Task to carry out: Look for the word "this" in the entries below, then copy every line that has it.

Entries shown:
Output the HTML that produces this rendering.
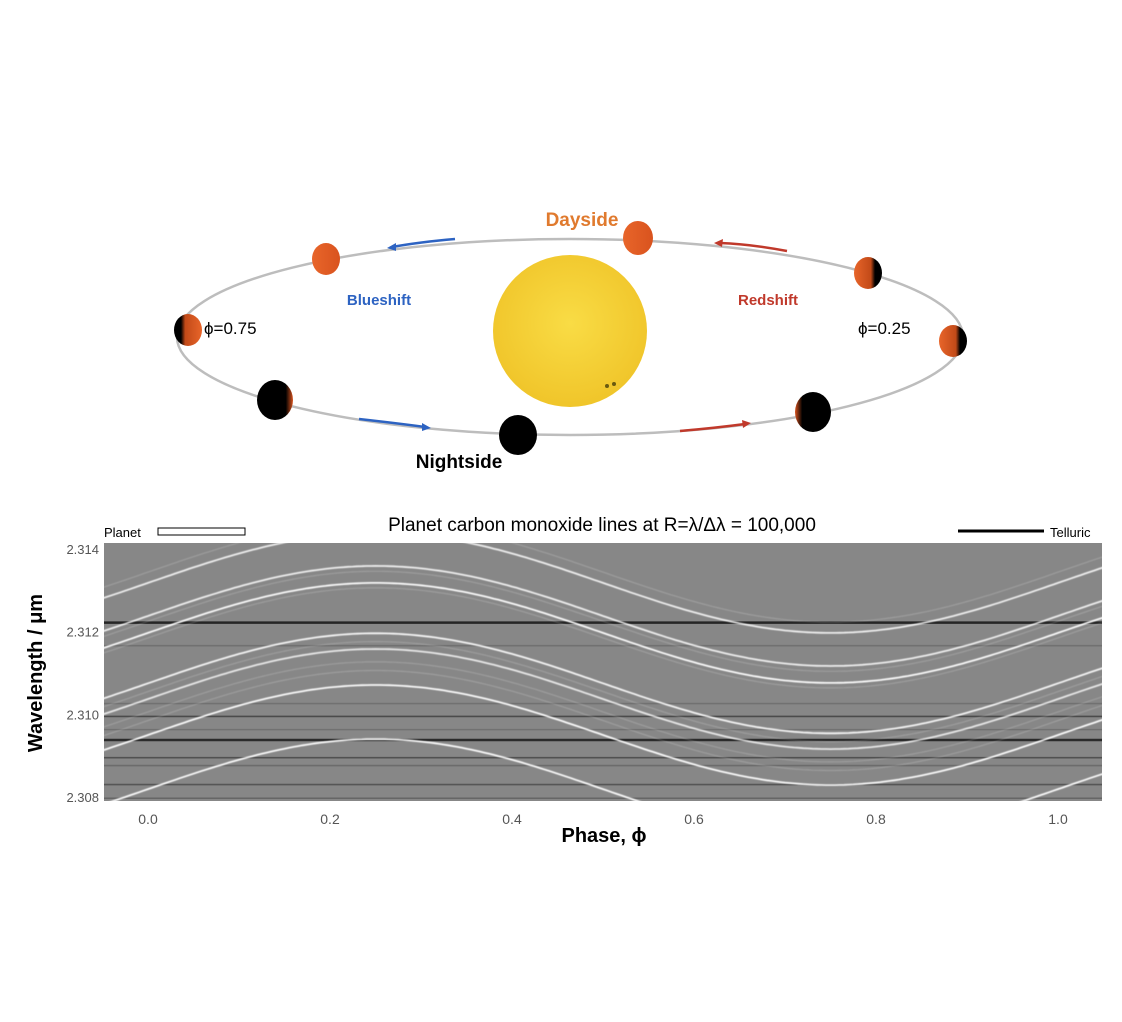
<!DOCTYPE html>
<html><head><meta charset="utf-8"><style>
html,body{margin:0;padding:0;background:#fff;width:1122px;height:1022px;overflow:hidden}
svg{display:block;font-family:"Liberation Sans",sans-serif}
</style></head><body>
<svg id="fig" width="1122" height="1022" viewBox="0 0 1122 1022">
<defs>
<radialGradient id="sun" cx="50%" cy="45%" r="55%"><stop offset="0" stop-color="#f9dc45"/><stop offset="1" stop-color="#f0c52a"/></radialGradient>
<linearGradient id="pDay" x1="0" x2="1"><stop offset="0" stop-color="#e8652a"/><stop offset="1" stop-color="#d9531e"/></linearGradient>
<linearGradient id="pR" x1="0" x2="1"><stop offset="0" stop-color="#e8652a"/><stop offset="0.6" stop-color="#c24a18"/><stop offset="0.75" stop-color="#000"/></linearGradient>
<linearGradient id="pL" x1="1" x2="0"><stop offset="0" stop-color="#e8652a"/><stop offset="0.6" stop-color="#c24a18"/><stop offset="0.75" stop-color="#000"/></linearGradient>
<linearGradient id="pRn" x1="0" x2="1"><stop offset="0" stop-color="#d9531e"/><stop offset="0.2" stop-color="#000"/></linearGradient>
<linearGradient id="pLn" x1="1" x2="0"><stop offset="0" stop-color="#d9531e"/><stop offset="0.2" stop-color="#000"/></linearGradient>
<clipPath id="plotclip"><rect x="104" y="543" width="998" height="258"/></clipPath>
<filter id="bl" x="-5%" y="-50%" width="110%" height="200%"><feGaussianBlur stdDeviation="0.5"/></filter>
</defs>

<g>
<ellipse cx="570" cy="337" rx="393" ry="98" fill="none" stroke="#bdbdbd" stroke-width="2.5"/>
<ellipse cx="570" cy="331" rx="77" ry="76" fill="url(#sun)"/>
<circle cx="607" cy="386" r="2" fill="#6a5a10"/>
<circle cx="614" cy="384" r="2" fill="#6a5a10"/>
<g>
<ellipse cx="638" cy="238" rx="15" ry="17" fill="url(#pDay)"/>
<ellipse cx="326" cy="259" rx="14" ry="16" fill="url(#pDay)"/>
<ellipse cx="188" cy="330" rx="14" ry="16" fill="url(#pL)"/>
<ellipse cx="275" cy="400" rx="18" ry="20" fill="url(#pLn)"/>
<ellipse cx="518" cy="435" rx="19" ry="20" fill="#000"/>
<ellipse cx="813" cy="412" rx="18" ry="20" fill="url(#pRn)"/>
<ellipse cx="868" cy="273" rx="14" ry="16" fill="url(#pR)"/>
<ellipse cx="953" cy="341" rx="14" ry="16" fill="url(#pR)"/>
</g>
<g stroke-width="2.5" fill="none">
<path d="M455 239 Q420 242 392 247" stroke="#2d63c2"/><path d="M387 248 l9 -5 l0 8z" fill="#2d63c2" stroke="none"/>
<path d="M359 419 Q395 423 425 427" stroke="#2d63c2"/><path d="M431 428 l-9 -5 l0 8z" fill="#2d63c2" stroke="none"/>
<path d="M787 251 Q750 244 720 243" stroke="#c0392b"/><path d="M714 243 l9 -4 l-1 8z" fill="#c0392b" stroke="none"/>
<path d="M680 431 Q715 428 745 424" stroke="#c0392b"/><path d="M751 423 l-9 -3 l1 8z" fill="#c0392b" stroke="none"/>
</g>
<text x="582" y="226" text-anchor="middle" font-size="19" font-weight="bold" fill="#e07a2e">Dayside</text>
<text x="459" y="468" text-anchor="middle" font-size="19" font-weight="bold" fill="#000">Nightside</text>
<text x="379" y="305" text-anchor="middle" font-size="15" font-weight="bold" fill="#2d63c2">Blueshift</text>
<text x="768" y="305" text-anchor="middle" font-size="15" font-weight="bold" fill="#c0392b">Redshift</text>
<text x="204" y="334" font-size="17" fill="#000">ϕ=0.75</text>
<text x="858" y="334" font-size="17" fill="#000">ϕ=0.25</text>
</g>

<text x="602" y="531" text-anchor="middle" font-size="19" fill="#000">Planet carbon monoxide lines at R=λ/Δλ = 100,000</text>
<text x="104" y="537" font-size="13" fill="#000">Planet</text>
<rect x="158" y="528" width="87" height="7" fill="#fff" stroke="#000" stroke-width="1"/>
<line x1="958" y1="531" x2="1044" y2="531" stroke="#000" stroke-width="3"/>
<text x="1050" y="537" font-size="13" fill="#000">Telluric</text>

<rect x="104" y="543" width="998" height="258" fill="#878787"/>
<g id="tell" clip-path="url(#plotclip)"></g>
<g id="plan" clip-path="url(#plotclip)" filter="url(#bl)"></g>
<g id="xt"></g>
<g id="yt"></g>
<text x="604" y="842" text-anchor="middle" font-size="20" font-weight="bold" fill="#000">Phase, ϕ</text>
<text transform="translate(42 673) rotate(-90)" text-anchor="middle" font-size="20" font-weight="bold" fill="#000">Wavelength / μm</text>
</svg>
<script>
var xTicks=[0.0,0.2,0.4,0.6,0.8,1.0];
var xTickLabels=["0.0","0.2","0.4","0.6","0.8","1.0"];
var yTicks=[2.308,2.310,2.312,2.314];
var yTickLabels=["2.308","2.310","2.312","2.314"];
var planetCenters=[2.31318,2.31238,2.31197,2.31075,2.31037,2.30950,2.30819];
var planetStrength=[0.85,0.85,0.95,0.9,0.8,0.95,0.95];
var faintCenters=[2.31344,2.31225,2.31185,2.31055,2.31006,2.30985];
var planetAmplitude=0.00121;
var tellWave=[2.31222,2.31166,2.31026,2.30995,2.30963,2.30938,2.30895,2.30876,2.30830,2.30797];
var tellDepth=[0.9,0.2,0.2,0.55,0.2,0.85,0.5,0.25,0.45,0.3];
var NS="http://www.w3.org/2000/svg";
function X(p){return 148+(p-0)*910;}
function Y(w){return 549+(2.314-w)/0.006*248;}
var tg=document.getElementById('tell');
tellWave.forEach(function(w,i){
 var l=document.createElementNS(NS,'line');
 
 
 l.setAttribute('x1',104);l.setAttribute('x2',1102);l.setAttribute('y1',Y(w));l.setAttribute('y2',Y(w));
 l.setAttribute('stroke','#000');l.setAttribute('stroke-opacity',tellDepth[i]*0.8);l.setAttribute('stroke-width',tellDepth[i]>0.7?2.5:1.6);
 tg.appendChild(l);
});
var pg=document.getElementById('plan');
function curve(c,op,wd,name){
 var d='';
 for(var p=-0.06;p<=1.06;p+=0.005){
  var w=c+planetAmplitude*Math.sin(2*Math.PI*p);
  d+=(d?'L':'M')+X(p).toFixed(1)+' '+Y(w).toFixed(1);
 }
 var e=document.createElementNS(NS,'path');
 
 
 e.setAttribute('d',d);e.setAttribute('fill','none');e.setAttribute('stroke','#fff');
 e.setAttribute('stroke-opacity',op);e.setAttribute('stroke-width',wd);
 pg.appendChild(e);
}
faintCenters.forEach(function(c){curve(c,0.18,1.2,'faint-planet-line');});
planetCenters.forEach(function(c,i){curve(c,planetStrength[i],1.8,'planet-line');});
var xg=document.getElementById('xt');
xTicks.forEach(function(t,i){
 var s=document.createElementNS(NS,'text');
 
 
 s.setAttribute('x',X(t));s.setAttribute('y',824);s.setAttribute('text-anchor','middle');
 s.setAttribute('font-size','14');s.setAttribute('fill','#555');s.textContent=xTickLabels[i];xg.appendChild(s);
});
var yg=document.getElementById('yt');
yTicks.forEach(function(t,i){
 var s=document.createElementNS(NS,'text');
 
 
 s.setAttribute('x',99);s.setAttribute('y',Y(t)+5);s.setAttribute('text-anchor','end');
 s.setAttribute('font-size','13');s.setAttribute('fill','#555');s.textContent=yTickLabels[i];yg.appendChild(s);
});
</script>
</body></html>
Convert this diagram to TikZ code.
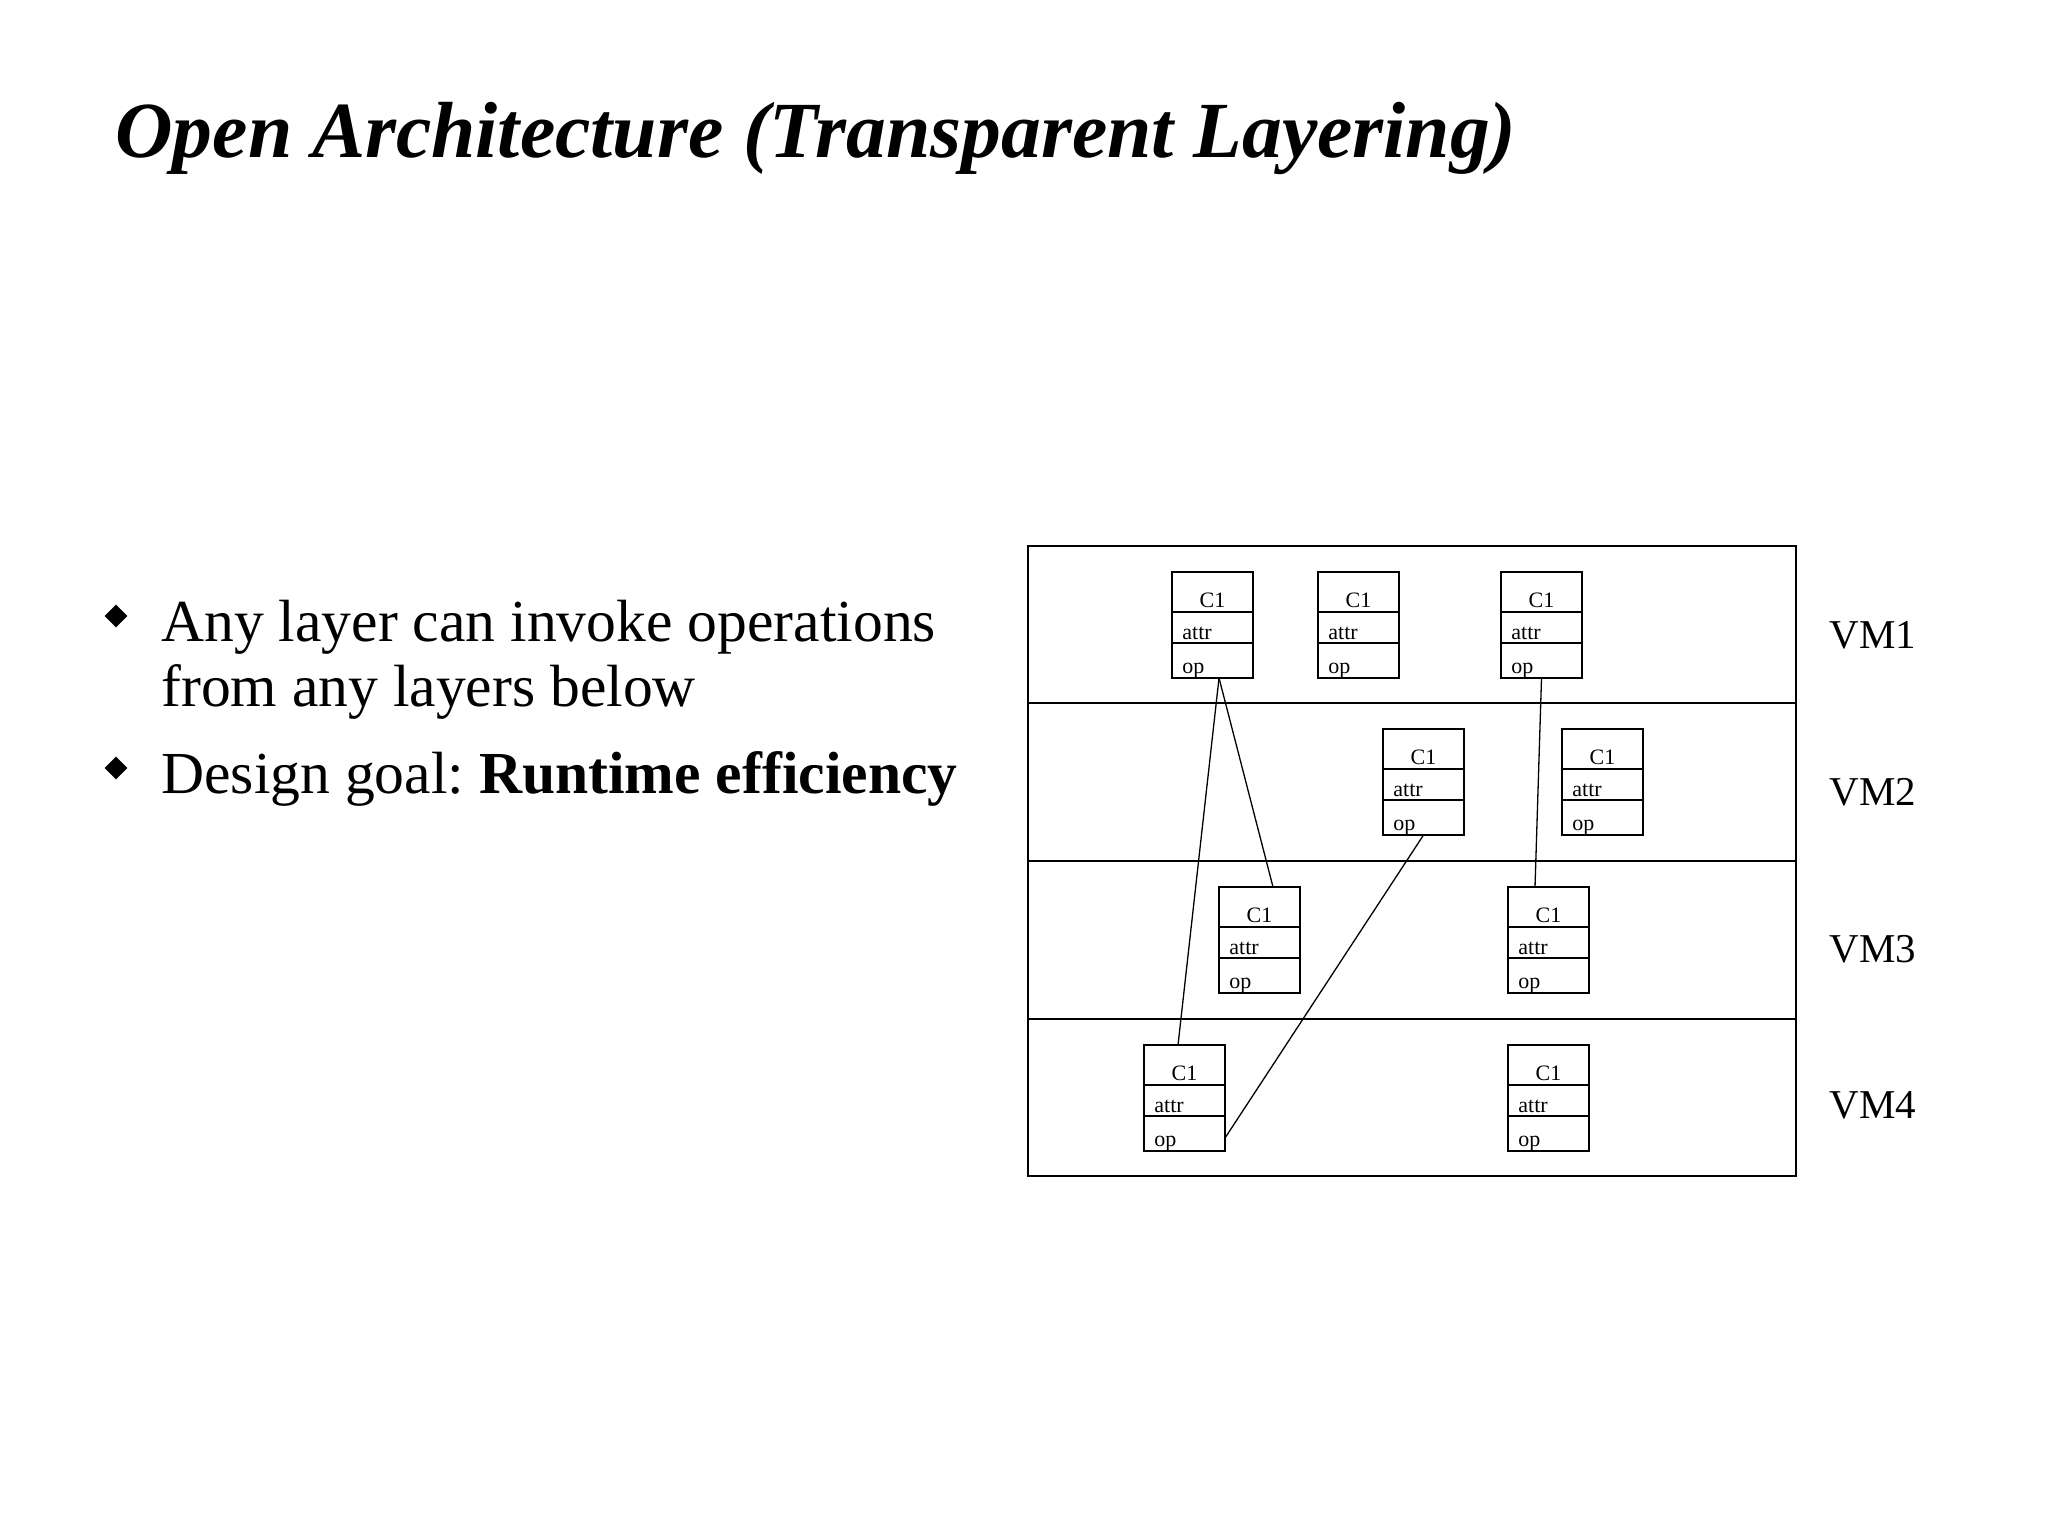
\documentclass[tikz,border=0pt]{standalone}
\usepackage{fontspec}
\setmainfont{Liberation Serif}
\usetikzlibrary{calc,shapes.geometric}
\frenchspacing
\newcommand{\clsbox}[3]{%
  \node[clsframe, anchor=north west] (#1) at (#2,#3) {};
  \draw[clsline] ($(#1.north west)+(0,40)$) -- ($(#1.north east)+(0,40)$);
  \draw[clsline] ($(#1.north west)+(0,71)$) -- ($(#1.north east)+(0,71)$);
  \node[clstext, anchor=base] (#1-n) at ($(#1.north)+(0,35)$) {C1};
  \node[clstext, anchor=base west] (#1-a) at ($(#1.north west)+(10,67)$) {attr};
  \node[clstext, anchor=base west] (#1-o) at ($(#1.north west)+(10,101)$) {op};
}
\begin{document}
\begin{tikzpicture}[x=0.5pt,y=-0.5pt,
  frame/.style={draw=black, line width=0.8pt},
  clsframe/.style={draw=black, line width=0.8pt, rectangle, minimum width=40.5pt, minimum height=53pt, inner sep=0pt, outer sep=0pt},
  clsline/.style={draw=black, line width=0.8pt},
  clstext/.style={font=\fontsize{11}{13}\selectfont, inner sep=0pt},
  link/.style={draw=black, line width=0.65pt},
  vmlabel/.style={font=\fontsize{20.5}{24}\selectfont, inner sep=0pt, anchor=base west},
  titletext/.style={font=\fontsize{39.8}{46}\selectfont\bfseries\itshape, inner sep=0pt, anchor=base west},
  bullettext/.style={font=\fontsize{29.8}{36}\selectfont, inner sep=0pt, anchor=base west},
  bulletmark/.style={diamond, fill=black, inner sep=0pt, minimum width=11.5pt, minimum height=11.5pt},
  ]
\useasboundingbox (0,0) rectangle (2048,1536);
\fill[white] (0,0) rectangle (2048,1536);

% title
\node[titletext] (title) at (115,157) {Open Architecture (Transparent Layering)};

% bullets
\node[bulletmark] (m1) at (116,616) {};
\node[bullettext] (t1) at (161,641) {Any layer can invoke operations};
\node[bullettext] (t2) at (161,706) {from any layers below};
\node[bulletmark] (m2) at (116,768) {};
\node[bullettext] (t3) at (161,793) {Design goal: \textbf{Runtime efficiency}};

% layered frame
\node[frame, rectangle, anchor=north west, minimum width=384pt, minimum height=315pt, inner sep=0pt, outer sep=0pt] (stack) at (1028,546) {};
\draw[frame] ($(stack.north west)+(0,157)$) -- ($(stack.north east)+(0,157)$);
\draw[frame] ($(stack.north west)+(0,315)$) -- ($(stack.north east)+(0,315)$);
\draw[frame] ($(stack.north west)+(0,473)$) -- ($(stack.north east)+(0,473)$);

% layer labels
\node[vmlabel] (vm1) at (1829,648) {VM1};
\node[vmlabel] (vm2) at (1829,805) {VM2};
\node[vmlabel] (vm3) at (1829,962) {VM3};
\node[vmlabel] (vm4) at (1829,1118) {VM4};

% classes
\clsbox{b11}{1172}{572}
\clsbox{b12}{1318}{572}
\clsbox{b13}{1501}{572}
\clsbox{b21}{1383}{729}
\clsbox{b22}{1562}{729}
\clsbox{b31}{1219}{887}
\clsbox{b32}{1508}{887}
\clsbox{b41}{1144}{1045}
\clsbox{b42}{1508}{1045}

% connectors
\coordinate (s11) at ($(b11.south west)+(47,0)$);
\coordinate (e41) at ($(b41.north west)+(34,0)$);
\coordinate (e31) at ($(b31.north west)+(54,0)$);
\coordinate (e32) at ($(b32.north west)+(27,0)$);
\coordinate (e41r) at ($(b41.north east)+(0,93)$);
\draw[link] (s11) -- (e41);
\draw[link] (s11) -- (e31);
\draw[link] (b13.south) -- (e32);
\draw[link] (b21.south) -- (e41r);
\end{tikzpicture}
\end{document}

Response:
Output the HTML that produces this rendering.
Convert this diagram to TikZ code.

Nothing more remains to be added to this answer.